Hoje, às portas de Freising, encontra-se o aeroporto de München. Quem aí chega ou daí parte vê as torres da catedral de Freising, vê o mons doctus, e talvez possa intuir um pouco da sua história e do seu presente. Freising tem desde sempre uma ampla vista sobre a cadeia dos Alpes; através do aeroporto ela tornou-se, num certo sentido, também mundial e aberta ao mundo. E no entanto gostaria de dizer: com as suas torres, a catedral indica uma altura que é muito superior e diferente em relação àquela que alcançamos com os aviões, é a verdadeira altura, a altura de Deus, da qual deriva o amor que nos confere a humanidade autêntica. Porém, a catedral não indica apenas a altura de Deus, que nos forma e nos mostra o caminho, mas indica inclusive a amplitude, e isto não só porque na catedral estão encerrados séculos de fé e de oração, porque nela está presente, por assim dizer, toda a comunidade dos santos, de todos aqueles que acreditaram, rezaram, sofreram e rejubilaram antes de nós. Em geral, ela indica a grande amplidão de todos os fiéis de cada época, mostrando assim também uma vastidão que vai além da globalização, porque na diversidade, até no contraste das culturas e das origens, confere a força da unidade interior, doa aquilo que nos pode unir: a força unificadora do facto de sermos amados por Deus. Assim Freising permanece para mim também a indicação de um caminho.

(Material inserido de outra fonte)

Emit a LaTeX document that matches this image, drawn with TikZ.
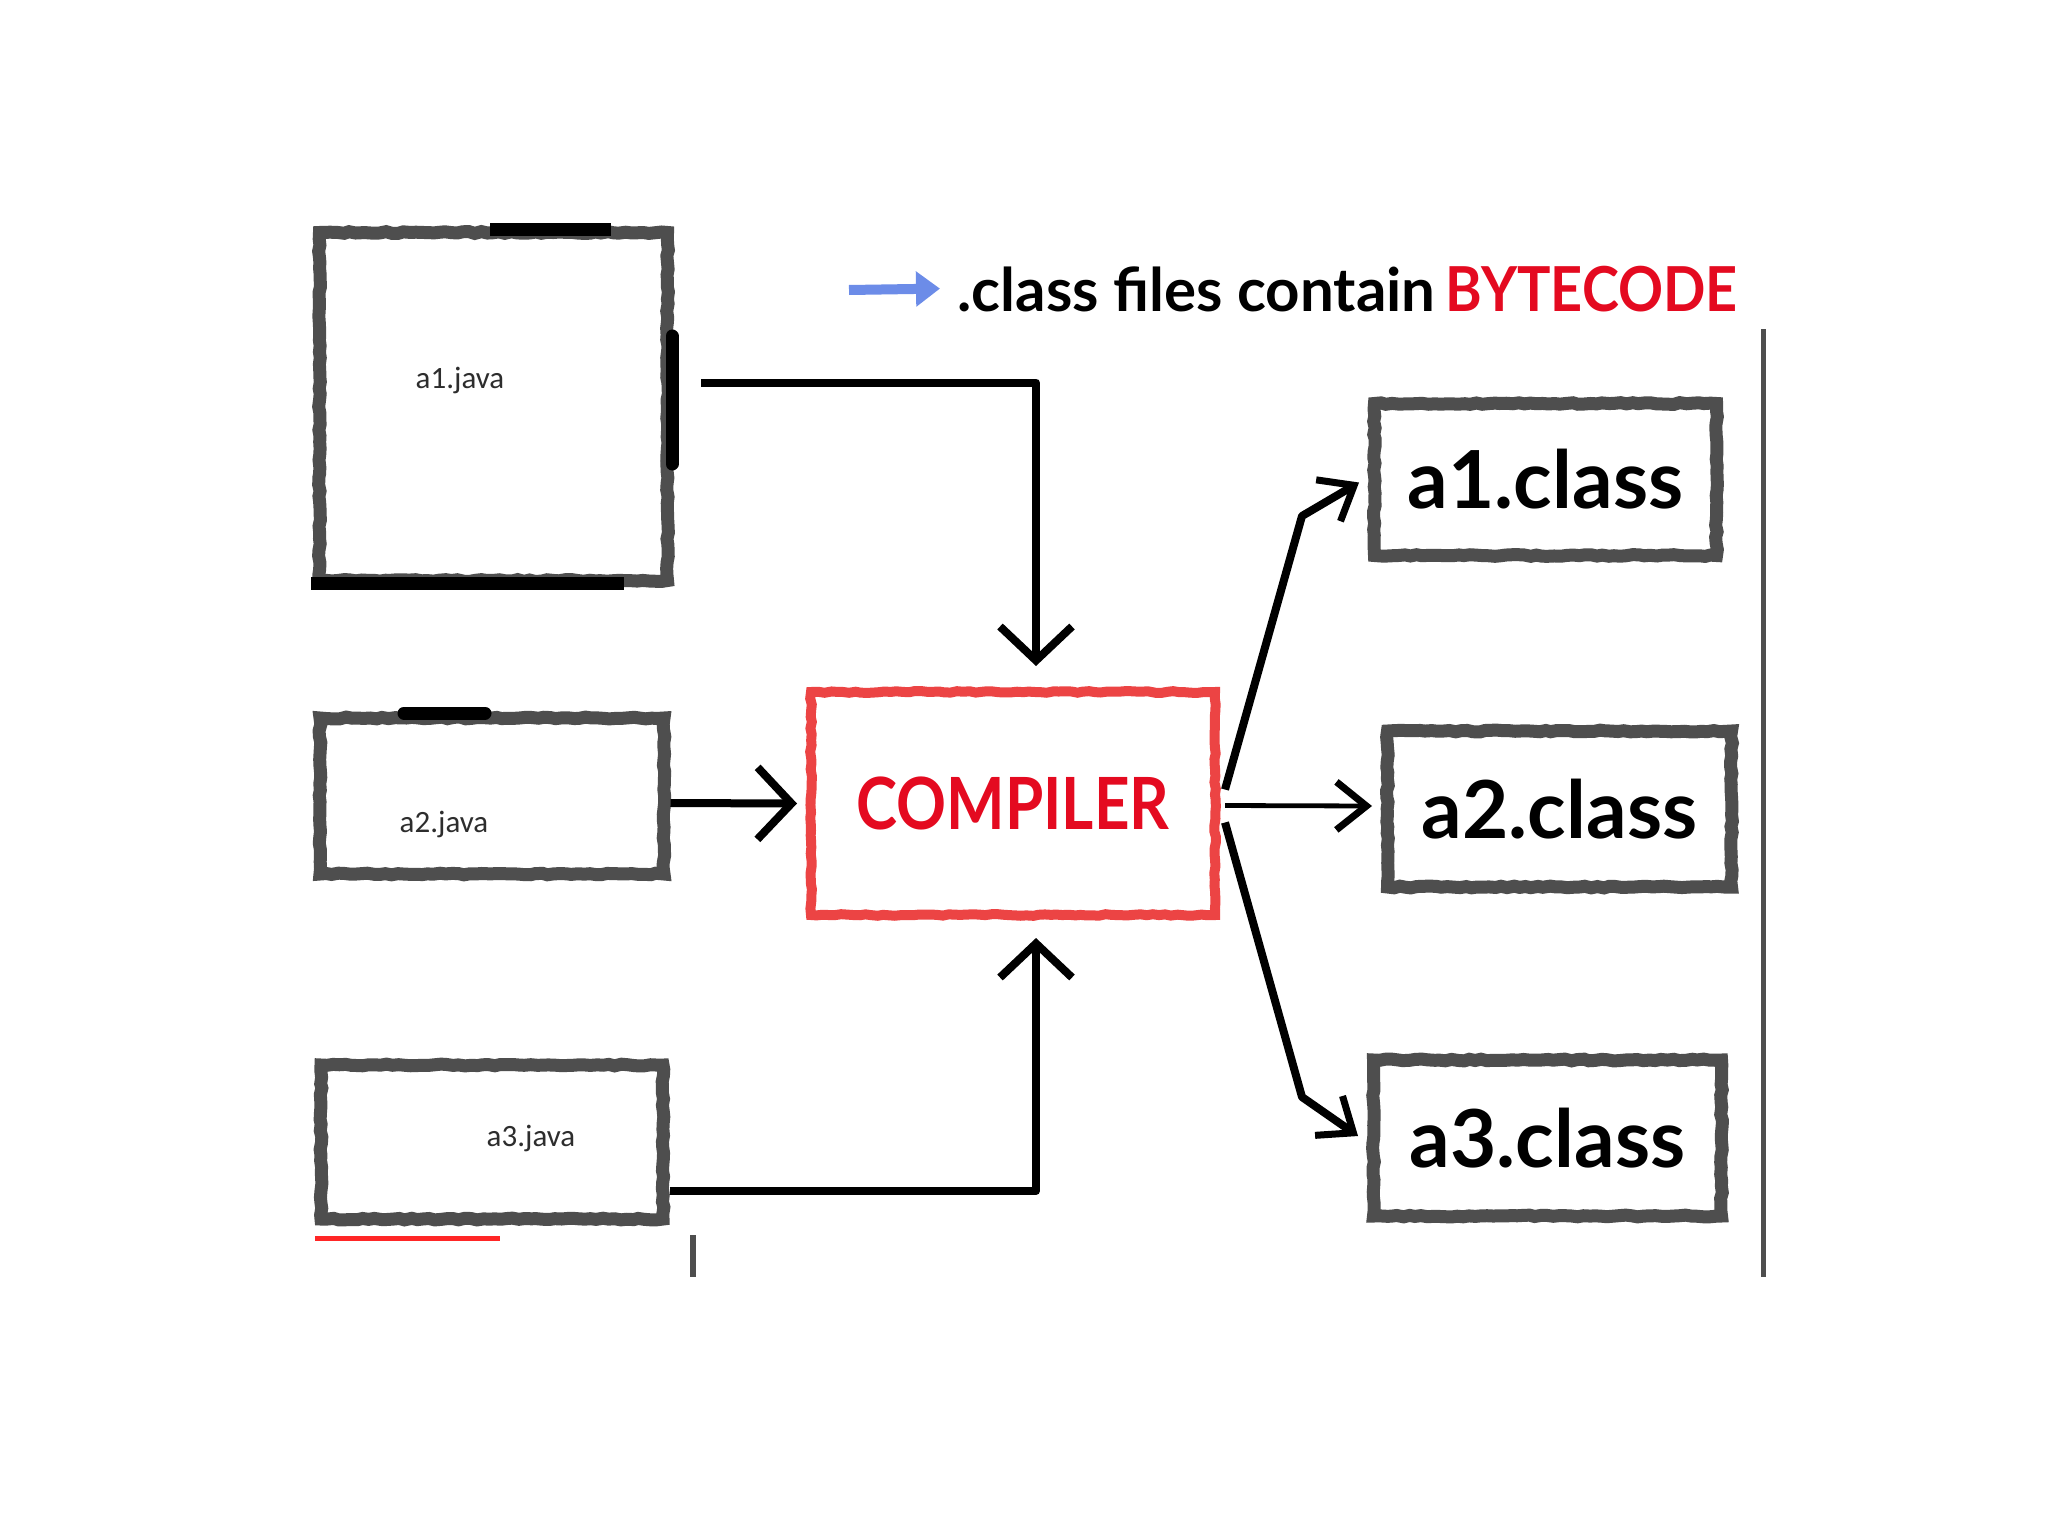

Para concluir, gostaria de agradecer mais uma vez a grande honra que me prestais, e também à banda musical que aqui torna presente a cultura autenticamente bávara. O meu desejo– a minha oração – é que o Senhor continue a abençoar esta cidade e que Nossa Senhora da catedral de Freising a proteja, a fim de que ela possa ser, inclusive no futuro, um lugar de vida humana de fé e de alegria. Muito obrigado!